Peningkatan Penanganan Kejahatan Kerah Putih
KUHP baru dapat memberikan landasan yang lebih kuat untuk memberantas kejahatan kerah putih (white-collar crime) seperti korupsi, pencucian uang, dan kejahatan finansial lainnya. Penegakan hukum terhadap kejahatan kerah putih menjadi lebih transparan dan tegas. Penerapan pasal-pasal pidana ekonomi diperkuat dengan mekanisme pengembalian aset (asset recovery) untuk memulihkan kerugian negara. Hukuman lebih berat bagi pelaku kejahatan kerah putih untuk memberikan efek jera, termasuk memperluas penggunaan pidana pengawasan bagi koruptor.

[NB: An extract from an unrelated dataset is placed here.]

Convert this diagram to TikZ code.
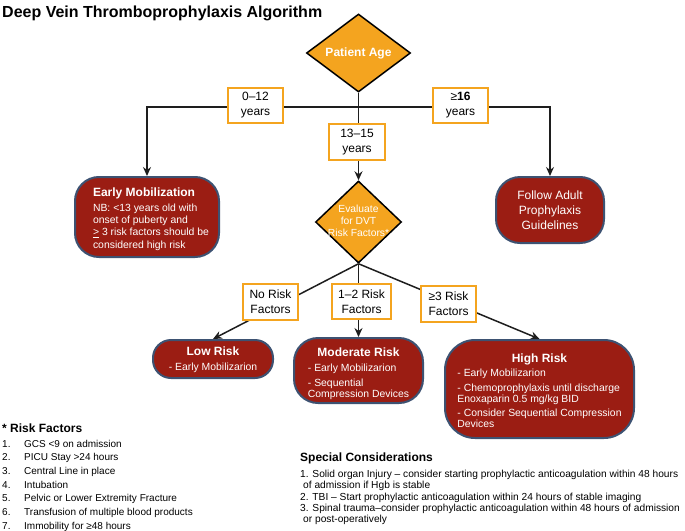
\documentclass[tikz,border=0pt]{standalone}
\usepackage{fontspec}
\setmainfont{Liberation Sans}
\usetikzlibrary{shapes.geometric,arrows.meta}
\definecolor{dvtorange}{HTML}{F4A41F}
\definecolor{dvtred}{HTML}{9B1D13}
\definecolor{dvtborder}{HTML}{3D5272}
\definecolor{dvtline}{HTML}{1E1E1E}
\tikzset{
  decision/.style={shape=diamond, draw=black, line width=1.5pt, fill=dvtorange, inner sep=0pt},
  rbox/.style={draw=dvtborder, line width=2pt, fill=dvtred, text=white, inner sep=0pt, rounded corners=24pt},
  lbl/.style={draw=dvtorange, line width=1.2pt, fill=white, inner sep=0pt, align=center, font=\fontsize{12}{15}\selectfont},
  conn/.style={draw=dvtline, line width=1.5pt},
  arr/.style={conn, -{Stealth[length=9pt,width=8pt,inset=3pt]}},
  txt/.style={inner sep=0pt, align=left}
}
\begin{document}
\begin{tikzpicture}[x=1pt,y=-1pt]
\useasboundingbox (0,0) rectangle (685,530);
\node[txt, anchor=base west, font=\fontsize{16}{19}\selectfont\bfseries] (title) at (2,17) {Deep Vein Thromboprophylaxis Algorithm};

% diamonds
\node[decision, minimum width=104pt, minimum height=78pt,
  label={[text=white, font=\fontsize{12}{14}\selectfont\bfseries]center:Patient Age}] (pa) at (358.5,53) {};
\node[decision, minimum width=86pt, minimum height=82pt,
  label={[text=white, align=center, font=\fontsize{10.3}{12}\selectfont, yshift=1.5pt]center:Evaluate\\for DVT\\Risk Factors*}] (ev) at (358.5,222) {};

% outcome boxes
\node[rbox, minimum width=144pt, minimum height=80pt, font=\fontsize{10.4}{12.2}\selectfont] (em) at (147,217)
  {\begin{tabular}{@{\hspace{8pt}}l@{}}\rule{0pt}{14.6pt}{\fontsize{12}{14}\selectfont\bfseries Early Mobilization}\\[2.5pt]
   NB: <13 years old with\\onset of puberty and\\\underline{>} 3 risk factors should be\\considered high risk\end{tabular}};
\node[rbox, minimum width=108pt, minimum height=66pt, align=center, font=\fontsize{12}{15}\selectfont] (fa) at (550,210)
  {Follow Adult\\Prophylaxis\\Guidelines};
\node[rbox, rounded corners=18pt, minimum width=120pt, minimum height=38pt, align=center, font=\fontsize{10.4}{12}\selectfont] (low) at (213,359)
  {\rule{0pt}{10.6pt}{\fontsize{12}{14}\selectfont\bfseries Low Risk}\\[3pt]- Early Mobilizarion};
\node[rbox, minimum width=129pt, minimum height=65pt, font=\fontsize{10.4}{12}\selectfont] (mod) at (358.5,370.5)
  {\begin{tabular}{@{}l@{}}\multicolumn{1}{@{}c@{}}{\rule{0pt}{16.6pt}\fontsize{12}{14}\selectfont\bfseries Moderate Risk}\\[3pt]
   - Early Mobilizarion\\[3pt]- Sequential\\[-1pt]Compression Devices\end{tabular}};
\node[rbox, rounded corners=30pt, minimum width=189pt, minimum height=98pt, font=\fontsize{10.4}{12}\selectfont] (high) at (539.5,389)
  {\begin{tabular}{@{}l@{}}\multicolumn{1}{@{}c@{}}{\rule{0pt}{15.6pt}\fontsize{12}{14}\selectfont\bfseries High Risk}\\[2pt]
   - Early Mobilizarion\\[3pt]- Chemoprophylaxis until discharge\\[-1pt]Enoxaparin 0.5 mg/kg BID\\[2pt]- Consider Sequential Compression\\[-1pt]Devices\end{tabular}};

% connectors
\coordinate (j) at (358.5,107);
\draw[arr] (pa.south) -- (ev.north);
\draw[arr] (j) -| (em.north);
\draw[arr] (j) -| (fa.north);
\draw[arr] (ev.south) -- (low.north);
\draw[arr] (ev.south) -- (mod.north);
\draw[arr] (ev.south) -- (high.north);

% labels
\node[lbl, minimum width=55pt, minimum height=35pt] (l012) at (255.5,105.5) {0–12\\years};
\node[lbl, minimum width=55pt, minimum height=35pt] (l16) at (460.5,105.5) {≥\textbf{16}\\years};
\node[lbl, minimum width=56pt, minimum height=36pt] (l1315) at (357,142) {13–15\\years};
\node[lbl, minimum width=55pt, minimum height=36pt] (lnr) at (270.5,302) {No Risk\\Factors};
\node[lbl, minimum width=59pt, minimum height=35pt] (l12) at (361.5,301.5) {1–2 Risk\\Factors};
\node[lbl, minimum width=55pt, minimum height=36pt] (l3) at (448.5,304) {≥3 Risk\\Factors};

% risk factors list
\node[txt, anchor=north west, font=\fontsize{10}{13.7}\selectfont] (rf) at (2,423.5)
  {{\fontsize{12}{14}\selectfont\bfseries * Risk Factors}\\[1pt]
   \makebox[22pt][l]{1.}GCS <9 on admission\\
   \makebox[22pt][l]{2.}PICU Stay >24 hours\\
   \makebox[22pt][l]{3.}Central Line in place\\
   \makebox[22pt][l]{4.}Intubation\\
   \makebox[22pt][l]{5.}Pelvic or Lower Extremity Fracture\\
   \makebox[22pt][l]{6.}Transfusion of multiple blood products\\
   \makebox[22pt][l]{7.}Immobility for ≥48 hours};

% special considerations
\node[txt, anchor=north west, font=\fontsize{10.2}{11.2}\selectfont] (sc) at (300,452.5)
  {{\fontsize{12}{14}\selectfont\bfseries Special Considerations}\\[5pt]
   1. Solid organ Injury – consider starting prophylactic anticoagulation within 48 hours\\
   \hspace*{3pt}of admission if Hgb is stable\\
   2. TBI – Start prophylactic anticoagulation within 24 hours of stable imaging\\
   3. Spinal trauma–consider prophylactic anticoagulation within 48 hours of admission\\
   \hspace*{3pt}or post-operatively};
\end{tikzpicture}
\end{document}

Pemanfaatan Pendekatan Restoratif, Rehabilitatif Perlindungan Hak Asasi Manusia
KUHP baru mendorong pendekatan restoratif dan rehabilitatif, terutama untuk kejahatan yang melibatkan korban langsung dan berdampak luas pada masyarakat. Korban mendapatkan keadilan yang lebih baik melalui mekanisme mediasi, ganti rugi, atau pendekatan lain yang memulihkan kerugian. Pelaku kejahatan konvensional, seperti pencurian atau penganiayaan, memiliki kesempatan untuk direhabilitasi dan diintegrasikan kembali ke masyarakat.
Menjadi instrumen hukum yang menghormati dan melindungi hak asasi manusia, baik bagi korban, pelaku, maupun masyarakat umum. Penanganan kasus kejahatan tetap memperhatikan prinsip proporsionalitas dan tidak diskriminatif. Penghapusan kriminalisasi terhadap aktivitas yang tidak menimbulkan kerugian nyata atau pelanggaran hak individu.